Old things mean more than little whimsical remembrances, passing thoughts, or even more than memories -- for old things have been woven quietly through threads of time -- slowly engravened day by day until they have become a part of the fiber that is me! And here within my solitude the pendulum of time swings back and once again uncovers for me those precious days!

I look at the old felt hat hanging by nail on the back porch. It has brought the smells of new mown hay, brush burning and diesel fumes to the house. It holds the stains of dust and sweat from the labors of the fields. It's edges are curled with time and -- waiting. Others wonder why it still hangs since its owner left this life some seasons ago -- but its hanging there keeps some of the sameness about and, well, it just belongs. Too much of my heart would be emptied if it were no longer there.

I look down the basement stairway -- there in the rough wood just above the bottom step are the childlike scratched letters -- "Julie Ann." I know the new paint job planned will - with the stroke of the brush - remove the memories of that little dark haired girl's mischievousness. And so many years it has reminded us what a welcomed joy she was to our household.
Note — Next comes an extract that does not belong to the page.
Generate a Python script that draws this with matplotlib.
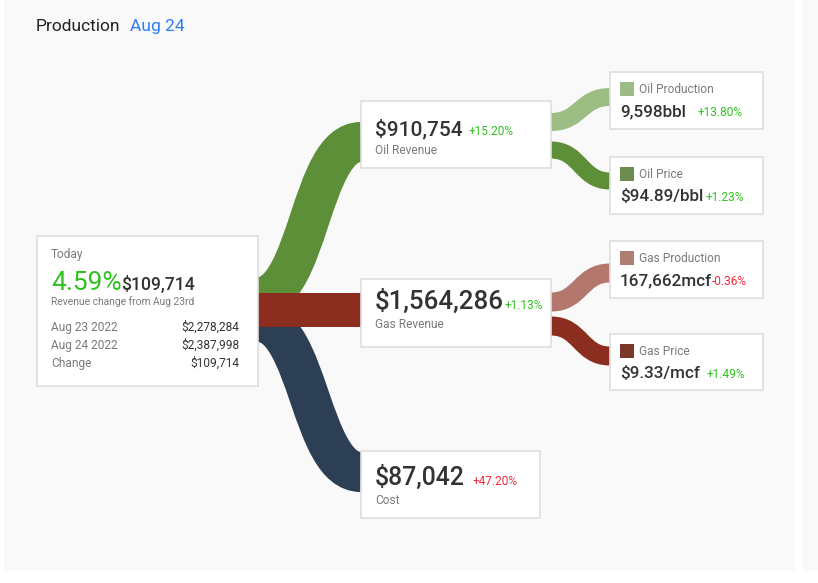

Still my eyes shall find that cherished spot and long remember.

And looking southward across my spacious plot of grass a well worm path comes into view. I love this barren strip that winds from his house to mine -- my little tow-headed grandson. His very tiny feet began to build this path and day by day his voice would call to come quick and see the early butterfly or the first green apple on the corner tree. It's there he'd call to me to pick the yellow dandelion and as the summer moved along we'd kneel together there and blow their softness on those golden hours. Today his manly steps trod through this path with mail in hand, things to say of chemistry and art class and Shakespeare. I would this beaten trail cold always be, but time shall turn his steps to other roads and the grasses one by one shall cover the memories of that well worn, well loved path.

Old sweater -- hanging faithfully on the stairway doorknob. Who would think of you as something loved and honored. Look at you! Your whiteness yellowing with age, two remaining buttons, loosely hanging. And there you are, as ever, waiting to release your warmth and comfort. How many shoulders have you touched? Mine, to gather clothes from chilly lines, rake fall leaves, pick tomatoes -- or, in early morning before the heat could spread it's warmth throughout these spacious rooms. You've touched the shoulders of every daughter, as they have in their turns sat in my huge farm kitchen exchanging thoughts with mine. And I've watched the breezes toss you playfully upon the line as they've restored your softness and your beauty. It's then you've covered baby toes for story time and how you've loved the "to and froness" and the constant lullabies of rocking chair and evening song. I've watched you sail in fantasyland as little granddaughter turned you into angel wings as you flew from room to room. Oh, you played well your part to let a little heart take flight in it's magicness of childhood! And little granny, how gently you've been draped about her frail bent shoulders -- glad to caress and warm her feelings- as well as soothe her achiness and pain.

Old sweater, you have taught me much. Would that I could service give to all who came my way. Would that I could know and wholly see the needs of others. And then as you, give freely and impartially to all!

And now "Old Things" I know that graying time shall crumble you to nothing. Still tenderly within you'll ever be. For heart and memory shall take wing together and soar through time and all eternity!